AT&T did not admit to any wrongdoing as part of the settlement. The lawsuits were consolidated into a multidistrict litigation case titled In re AT&T Inc. Customer Data Security Breach Litigation in the Northern District of Texas, and the parties reached a settlement agreement in March 2025. The court granted preliminary approval on June 20, 2025, and notices went out to class members starting in August 2025.
The deadline to file a claim was December 18, 2025, and late claims are not being accepted. If you already filed, the settlement administrator Kroll Settlement Administration is processing claims while the court considers approval. You can check the official settlement website at telecomdatasettlement.com for updates or call Kroll at 833-890-4930.
The settlement agreement does not specify whether payments will arrive by check, direct deposit, or another method. The claim forms themselves, which would have included payment preference options, are not publicly available in the court record. Some settlement administration guides suggest that options could include paper checks, direct deposit, or digital wallets, but nothing has been confirmed for this particular case.
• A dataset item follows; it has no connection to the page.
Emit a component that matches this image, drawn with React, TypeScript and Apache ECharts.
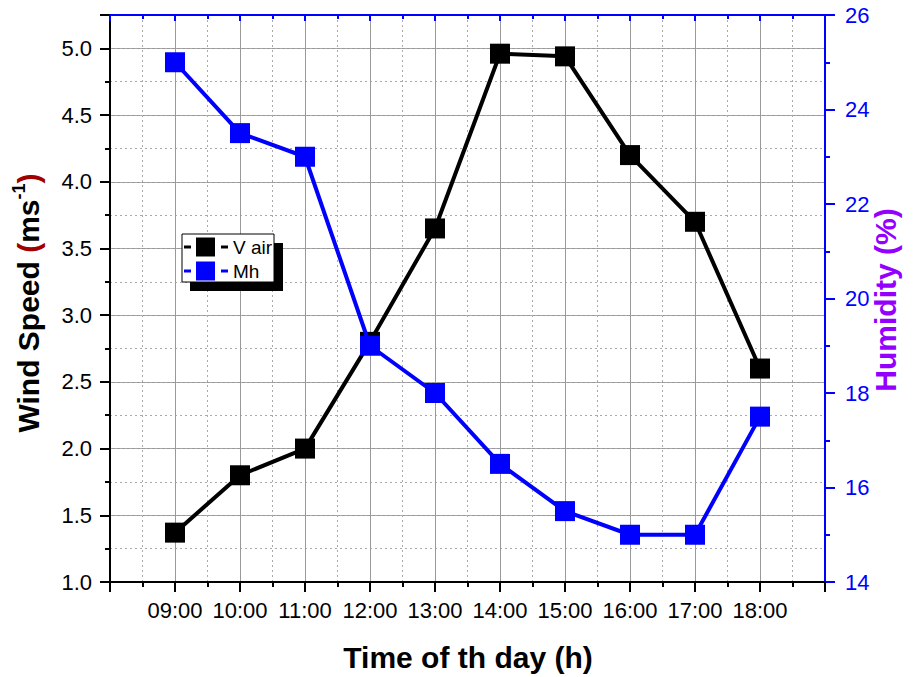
import React, { useEffect, useRef } from "react";
import * as echarts from "echarts";

const hours = [9, 10, 11, 12, 13, 14, 15, 16, 17, 18];
const xTickLabels = ["09:00", "10:00", "11:00", "12:00", "13:00", "14:00", "15:00", "16:00", "17:00", "18:00"];
const vAir = [1.37, 1.8, 2.0, 2.8, 3.65, 4.96, 4.94, 4.2, 3.7, 2.6];
const humidity = [25.0, 23.5, 23.0, 19.0, 18.0, 16.5, 15.5, 15.0, 15.0, 17.5];
const seriesNames = ["V air", "Mh"];

const BLUE = "#0000ff";
const GRID = "#999999";
const DOT = "#aaaaaa";

export default function App() {
  const ref = useRef<HTMLDivElement>(null);
  useEffect(() => {
    if (!ref.current) return;
    const chart = echarts.init(ref.current, undefined, { renderer: "svg" });
    const font = "Liberation Sans, Arial, sans-serif";
    const legendRow = (y: number, color: string, label: string) => [
      { type: "line", z: 20, shape: { x1: 184, y1: y, x2: 191, y2: y }, style: { stroke: color, lineWidth: 3 } },
      { type: "rect", z: 20, shape: { x: 196, y: y - 9.5, width: 19, height: 19 }, style: { fill: color } },
      { type: "line", z: 20, shape: { x1: 221, y1: y, x2: 228, y2: y }, style: { stroke: color, lineWidth: 3 } },
      { type: "text", z: 20, x: 233, y: y, style: { text: label, fill: "#000", fontSize: 19, fontFamily: font, verticalAlign: "middle", align: "left" } },
    ];
    chart.setOption({
      animation: false,
      backgroundColor: "#fff",
      grid: { left: 110, right: 89, top: 15, bottom: 95 },
      xAxis: [
        {
          type: "value", position: "bottom", min: 8, max: 19, interval: 1,
          axisLine: { lineStyle: { color: "#000", width: 2 } },
          axisTick: { show: true, length: 10, lineStyle: { color: "#000", width: 2 } },
          minorTick: { show: true, splitNumber: 2, length: 5, lineStyle: { color: "#000", width: 2 } },
          axisLabel: {
            formatter: (v: number) => { const i = hours.indexOf(v); return i >= 0 ? xTickLabels[i] : ""; },
            fontSize: 22, color: "#000", margin: 17, fontFamily: font,
          },
          splitLine: { show: true, lineStyle: { color: GRID, width: 1 } },
          minorSplitLine: { show: true, lineStyle: { color: DOT, width: 1, type: [2, 3] } },
        },
        {
          type: "value", position: "top", min: 8, max: 19, interval: 1,
          axisLine: { lineStyle: { color: BLUE, width: 2 } },
          axisTick: { show: true, inside: true, length: 6, lineStyle: { color: BLUE, width: 2 } },
          minorTick: { show: true, splitNumber: 2, length: 4, lineStyle: { color: BLUE, width: 2 } },
          axisLabel: { show: false },
          splitLine: { show: false },
        },
      ],
      yAxis: [
        {
          type: "value", position: "left", min: 1, max: 5.25, interval: 0.5,
          axisLine: { show: true, lineStyle: { color: "#000", width: 2 } },
          axisTick: { show: true, length: 10, lineStyle: { color: "#000", width: 2 } },
          minorTick: { show: true, splitNumber: 2, length: 5, lineStyle: { color: "#000", width: 2 } },
          axisLabel: {
            formatter: (v: number) => (v > 5.1 ? "" : v.toFixed(1)),
            fontSize: 22, color: "#000", margin: 18, fontFamily: font, showMaxLabel: false,
          },
          splitLine: { show: true, lineStyle: { color: GRID, width: 1 } },
        },
        {
          type: "value", position: "right", min: 14, max: 26, interval: 2,
          axisLine: { show: true, lineStyle: { color: BLUE, width: 2 } },
          axisTick: { show: true, length: 10, lineStyle: { color: BLUE, width: 2 } },
          minorTick: { show: true, splitNumber: 2, length: 5, lineStyle: { color: BLUE, width: 2 } },
          axisLabel: { fontSize: 22, color: BLUE, margin: 20, fontFamily: font },
          splitLine: { show: false },
        },
        {
          type: "value", position: "left", min: 1, max: 5.25, interval: 0.25,
          axisLine: { show: false }, axisTick: { show: false }, axisLabel: { show: false },
          splitLine: { show: true, lineStyle: { color: DOT, width: 1, type: [2, 3] } },
        },
      ],
      series: [
        {
          name: seriesNames[0], type: "line", xAxisIndex: 0, yAxisIndex: 0,
          data: hours.map((h, i) => [h, vAir[i]]),
          symbol: "rect", symbolSize: 20, showAllSymbol: true,
          lineStyle: { color: "#000", width: 4 }, itemStyle: { color: "#000" }, z: 3,
        },
        {
          name: seriesNames[1], type: "line", xAxisIndex: 0, yAxisIndex: 1,
          data: hours.map((h, i) => [h, humidity[i]]),
          symbol: "rect", symbolSize: 20, showAllSymbol: true,
          lineStyle: { color: BLUE, width: 4 }, itemStyle: { color: BLUE }, z: 4,
        },
      ],
      graphic: [
        {
          type: "text", x: 28, y: 303, rotation: Math.PI / 2,
          style: {
            text: "{b|Wind Speed }{r|(}{b|ms}{s|-1}{r|)}",
            align: "center", verticalAlign: "middle",
            rich: {
              b: { fontSize: 30, fontWeight: "bold", fill: "#000", fontFamily: font, lineHeight: 36 },
              r: { fontSize: 30, fontWeight: "bold", fill: "#a00000", fontFamily: font, lineHeight: 36 },
              s: { fontSize: 18, fontWeight: "bold", fill: "#000", fontFamily: font, lineHeight: 19, verticalAlign: "top" },
            },
          },
        },
        {
          type: "text", x: 885, y: 300, rotation: Math.PI / 2,
          style: { text: "Humidity (%)", fill: "#9400ff", fontSize: 30, fontWeight: "bold", fontFamily: font, align: "center", verticalAlign: "middle" },
        },
        {
          type: "text", x: 468, y: 657,
          style: { text: "Time of th day (h)", fill: "#000", fontSize: 30, fontWeight: "bold", fontFamily: font, align: "center", verticalAlign: "middle" },
        },
        { type: "rect", shape: { x: 190, y: 243, width: 93, height: 48 }, style: { fill: "#000" }, z: 10 },
        { type: "rect", shape: { x: 182, y: 234, width: 92, height: 48 }, style: { fill: "#fff", stroke: "#000", lineWidth: 1 }, z: 11 },
        ...legendRow(247, "#000", seriesNames[0]),
        ...legendRow(271, BLUE, seriesNames[1]),
      ],
    });
    return () => chart.dispose();
  }, []);
  return <div ref={ref} style={{ position: "absolute", left: 0, top: 0, width: 914, height: 677 }} />;
}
This $177 million data breach settlement is separate from the FTC’s data-throttling refund program, which involved AT&T slowing internet speeds for customers on unlimited plans. That case resulted from a 2019 FTC enforcement action and a $60 million settlement. The FTC distributed about $6.3 million in partial refunds in April 2024 through a different administrator, JND Legal Administration. The two programs have different eligibility requirements, different administrators, and cover entirely different conduct.